Now we have our three perfectly "cross-ways" directions for the flat space:
$\mathbf{e}_1 = \begin{bmatrix} 1 \\ 1 \\ 1 \\ 1 \end{bmatrix}$, $\mathbf{e}_2 = \begin{bmatrix} 0 \\ 1 \\ -1 \\ 0 \end{bmatrix}$, $\mathbf{e}_3 = \begin{bmatrix} -0.5 \\ 0.5 \\ 0.5 \\ -0.5 \end{bmatrix}$.

**Step 2: Find the "shadow part" of vector $\mathbf{v}$ along each of these special "cross-ways" directions.**
This is like shining a light from directly above, and seeing how much of $\mathbf{v}$ lines up with each direction.
* **Shadow part along $\mathbf{e}_1$:**
We calculate $(\mathbf{v} \cdot \mathbf{e}_1) / (\|\mathbf{e}_1\|^2) \times \mathbf{e}_1$.
$\mathbf{v} \cdot \mathbf{e}_1 = (1)(1) + (2)(1) + (3)(1) + (4)(1) = 1+2+3+4 = 10$.
$\|\mathbf{e}_1\|^2 = 1^2+1^2+1^2+1^2 = 4$.
So, this part is $(10/4) \times \begin{bmatrix} 1 \\ 1 \\ 1 \\ 1 \end{bmatrix} = 2.5 \times \begin{bmatrix} 1 \\ 1 \\ 1 \\ 1 \end{bmatrix} = \begin{bmatrix} 2.5 \\ 2.5 \\ 2.5 \\ 2.5 \end{bmatrix}$.

* **Shadow part along $\mathbf{e}_2$:**
We calculate $(\mathbf{v} \cdot \mathbf{e}_2) / (\|\mathbf{e}_2\|^2) \times \mathbf{e}_2$.
$\mathbf{v} \cdot \mathbf{e}_2 = (1)(0) + (2)(1) + (3)(-1) + (4)(0) = 0+2-3+0 = -1$.
$\|\mathbf{e}_2\|^2 = 0^2+1^2+(-1)^2+0^2 = 2$.
So, this part is $(-1/2) \times \begin{bmatrix} 0 \\ 1 \\ -1 \\ 0 \end{bmatrix} = -0.5 \times \begin{bmatrix} 0 \\ 1 \\ -1 \\ 0 \end{bmatrix} = \begin{bmatrix} 0 \\ -0.5 \\ 0.5 \\ 0 \end{bmatrix}$.

* **Shadow part along $\mathbf{e}_3$:**
We calculate $(\mathbf{v} \cdot \mathbf{e}_3) / (\|\mathbf{e}_3\|^2) \times \mathbf{e}_3$.
$\mathbf{v} \cdot \mathbf{e}_3 = (1)(-0.5) + (2)(0.5) + (3)(0.5) + (4)(-0.5) = -0.5 + 1 + 1.5 - 2 = 0$.
Since the dot product is 0, it means vector $\mathbf{v}$ has *no* shadow at all along this direction!
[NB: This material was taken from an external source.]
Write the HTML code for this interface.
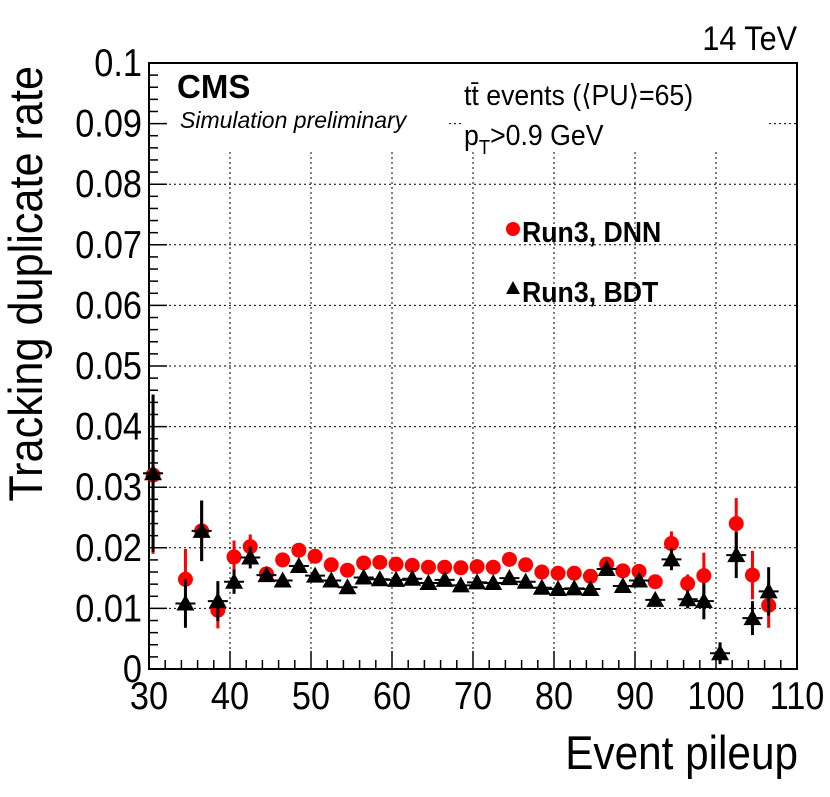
<!DOCTYPE html>
<html><head><meta charset="utf-8"><style>
html,body{margin:0;padding:0;background:#fff;}
svg{display:block;font-family:"Liberation Sans",Arial,sans-serif;}
</style></head><body>
<svg id="chart" width="830" height="797" viewBox="0 0 830 797" xmlns="http://www.w3.org/2000/svg">
<g id="grid"></g>
<rect x="150" y="64" width="299" height="88" fill="#fff"/>
<rect x="462" y="64" width="304" height="88" fill="#fff"/>
<g id="axes"></g>
<g id="marks"></g>
<text transform="translate(797,50) scale(0.9,1)" font-size="34" text-anchor="end">14 TeV</text>
<text x="177" y="98" font-size="33" font-weight="bold">CMS</text>
<text x="180" y="128" font-size="23" font-style="italic">Simulation preliminary</text>
<text transform="translate(464,105) scale(0.92,1)" font-size="29">tt̄ events (⟨PU⟩=65)</text>
<text transform="translate(464,145) scale(0.92,1)" font-size="29">p<tspan font-size="20" dy="9">T</tspan><tspan dy="-9">&gt;0.9 GeV</tspan></text>
<g>
<circle cx="513" cy="229" r="7" fill="#ff0000"/>
<text transform="translate(522,242) scale(0.92,1)" font-size="29" font-weight="bold">Run3, DNN</text>
<polygon points="513,281 506,294 520,294" fill="#000"/>
<text transform="translate(522,302) scale(0.92,1)" font-size="29" font-weight="bold">Run3, BDT</text>
</g>
<text transform="translate(798,769) scale(0.9,1)" font-size="47" text-anchor="end">Event pileup</text>
<text transform="translate(42,66) rotate(-90) scale(0.92,1)" font-size="47" text-anchor="end">Tracking duplicate rate</text>
</svg>
<script>
const xCenters=[30.5,34.5,36.5,38.5,40.5,42.5,44.5,46.5,48.5,50.5,52.5,54.5,56.5,58.5,60.5,62.5,64.5,66.5,68.5,70.5,72.5,74.5,76.5,78.5,80.5,82.5,84.5,86.5,88.5,90.5,92.5,94.5,96.5,98.5,100.5,102.5,104.5,106.5];
const dnnValues=[0.032,0.0148,0.0228,0.0097,0.0185,0.0202,0.0157,0.0180,0.0196,0.0186,0.0172,0.0163,0.0175,0.0176,0.0173,0.0171,0.0168,0.0168,0.0167,0.0169,0.0168,0.0181,0.0172,0.0160,0.0158,0.0158,0.0153,0.0173,0.0162,0.0161,0.0144,0.0207,0.0141,0.0154,null,0.0240,0.0155,0.0105];
const dnnErrors=[0.013,0.005,0.005,0.003,0.0027,0.002,0.0008,0.0008,0.0008,0.0008,0.0008,0.0008,0.0008,0.0008,0.0008,0.0008,0.0008,0.0008,0.0008,0.0008,0.0008,0.0008,0.0008,0.0008,0.0008,0.0008,0.0008,0.0008,0.0008,0.0008,0.001,0.002,0.0015,0.0038,0,0.0042,0.004,0.0037];
const bdtValues=[0.0323,0.0108,0.0228,0.0112,0.0144,0.0184,0.0155,0.0146,0.0170,0.0154,0.0146,0.0135,0.0151,0.0148,0.0147,0.0149,0.0142,0.0147,0.0138,0.0143,0.0142,0.0150,0.0144,0.0134,0.0132,0.0133,0.0132,0.0165,0.0137,0.0146,0.0114,0.0181,0.0115,0.0112,0.0026,0.0188,0.0084,0.0128];
const bdtErrors=[0.013,0.004,0.005,0.0033,0.002,0.0018,0.0008,0.0008,0.0008,0.0008,0.0008,0.0008,0.0008,0.0008,0.0008,0.0008,0.0008,0.0008,0.0008,0.0008,0.0008,0.0008,0.0008,0.0008,0.0008,0.0008,0.0008,0.0008,0.0008,0.0008,0.001,0.0018,0.0015,0.003,0.0018,0.0038,0.0028,0.004];
const xTickLabels=["30","40","50","60","70","80","90","100","110"];
const yTickLabels=["0","0.01","0.02","0.03","0.04","0.05","0.06","0.07","0.08","0.09","0.1"];

const L=149,R=797,T=63,B=669,XMIN=30,XMAX=110,YMAX=0.1;
const sx=v=>L+(v-XMIN)/(XMAX-XMIN)*(R-L);
const sy=v=>B-v/YMAX*(B-T);
const NS="http://www.w3.org/2000/svg";
function mk(tag,attrs,parent){const e=document.createElementNS(NS,tag);for(const k in attrs)e.setAttribute(k,attrs[k]);parent.appendChild(e);return e;}
const grid=document.getElementById('grid'),axes=document.getElementById('axes'),marks=document.getElementById('marks');

xTickLabels.forEach(t=>{const v=+t;const x=sx(v);
 if(v>XMIN&&v<XMAX){const g=mk('line',{x1:x,x2:x,y1:152,y2:B,stroke:'#000','stroke-width':1,'stroke-dasharray':'2,3'},grid);
 
 }
 const tl=mk('line',{x1:x,x2:x,y1:B,y2:B-18,stroke:'#000','stroke-width':1.5},axes);
 
 
 const tx=mk('text',{transform:`translate(${x},709) scale(0.88,1)`,'font-size':39,'text-anchor':'middle'},axes);tx.textContent=t;
 
 
});
for(let v=XMIN+2;v<XMAX;v+=2){if(v%10===0)continue;const x=sx(v);
 const m=mk('line',{x1:x,x2:x,y1:B,y2:B-9,stroke:'#000','stroke-width':1.5},axes);
 
 }
yTickLabels.forEach(t=>{const v=+t;const y=sy(v);
 if(v>0&&v<YMAX){const g=mk('line',{x1:L,x2:R,y1:y,y2:y,stroke:'#000','stroke-width':1,'stroke-dasharray':'2,3'},grid);
 
 }
 const tl=mk('line',{x1:L,x2:L+18,y1:y,y2:y,stroke:'#000','stroke-width':1.5},axes);
 
 
 const tx=mk('text',{transform:`translate(142,${y+13}) scale(0.88,1)`,'font-size':39,'text-anchor':'end'},axes);tx.textContent=t;
 
 
});
for(let i=1;i<50;i++){if(i%5===0)continue;const y=sy(i*0.002);
 const m=mk('line',{x1:L,x2:L+9,y1:y,y2:y,stroke:'#000','stroke-width':1.5},axes);
 
 }
const fr=mk('rect',{x:L,y:T,width:R-L,height:B-T,fill:'none',stroke:'#000','stroke-width':2},axes);



xCenters.forEach((xc,i)=>{const x=sx(xc);
 if(dnnValues[i]!==null){const v=dnnValues[i],e=dnnErrors[i];
  const el=mk('line',{x1:x,x2:x,y1:sy(v-e),y2:sy(Math.min(v+e,YMAX)),stroke:'#ff0000','stroke-width':3},marks);
  
  
  const c=mk('circle',{cx:x,cy:sy(v),r:7.5,fill:'#ff0000'},marks);
  
  }
});
xCenters.forEach((xc,i)=>{const x=sx(xc);const v=bdtValues[i],e=bdtErrors[i];const y=sy(v);
 const el=mk('line',{x1:x,x2:x,y1:sy(v-e),y2:sy(Math.min(v+e,YMAX)),stroke:'#000','stroke-width':3},marks);
 
 
 const h=mk('line',{x1:x-10,x2:x+10,y1:y,y2:y,stroke:'#000','stroke-width':2},marks);
 
 
 const p=mk('polygon',{points:`${x},${y-9} ${x-9},${y+7} ${x+9},${y+7}`,fill:'#000'},marks);
 
 
});
</script>
</body></html>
So, this part is $\begin{bmatrix} 0 \\ 0 \\ 0 \\ 0 \end{bmatrix}$.

**Step 3: Add up all the shadow parts!**
The total "shadow" of $\mathbf{v}$ on the flat space $S$ is the sum of these shadow parts:
$\begin{bmatrix} 2.5 \\ 2.5 \\ 2.5 \\ 2.5 \end{bmatrix} + \begin{bmatrix} 0 \\ -0.5 \\ 0.5 \\ 0 \end{bmatrix} + \begin{bmatrix} 0 \\ 0 \\ 0 \\ 0 \end{bmatrix} = \begin{bmatrix} 2.5 + 0 + 0 \\ 2.5 - 0.5 + 0 \\ 2.5 + 0.5 + 0 \\ 2.5 + 0 + 0 \end{bmatrix} = \begin{bmatrix} 2.5 \\ 2 \\ 3 \\ 2.5 \end{bmatrix}$.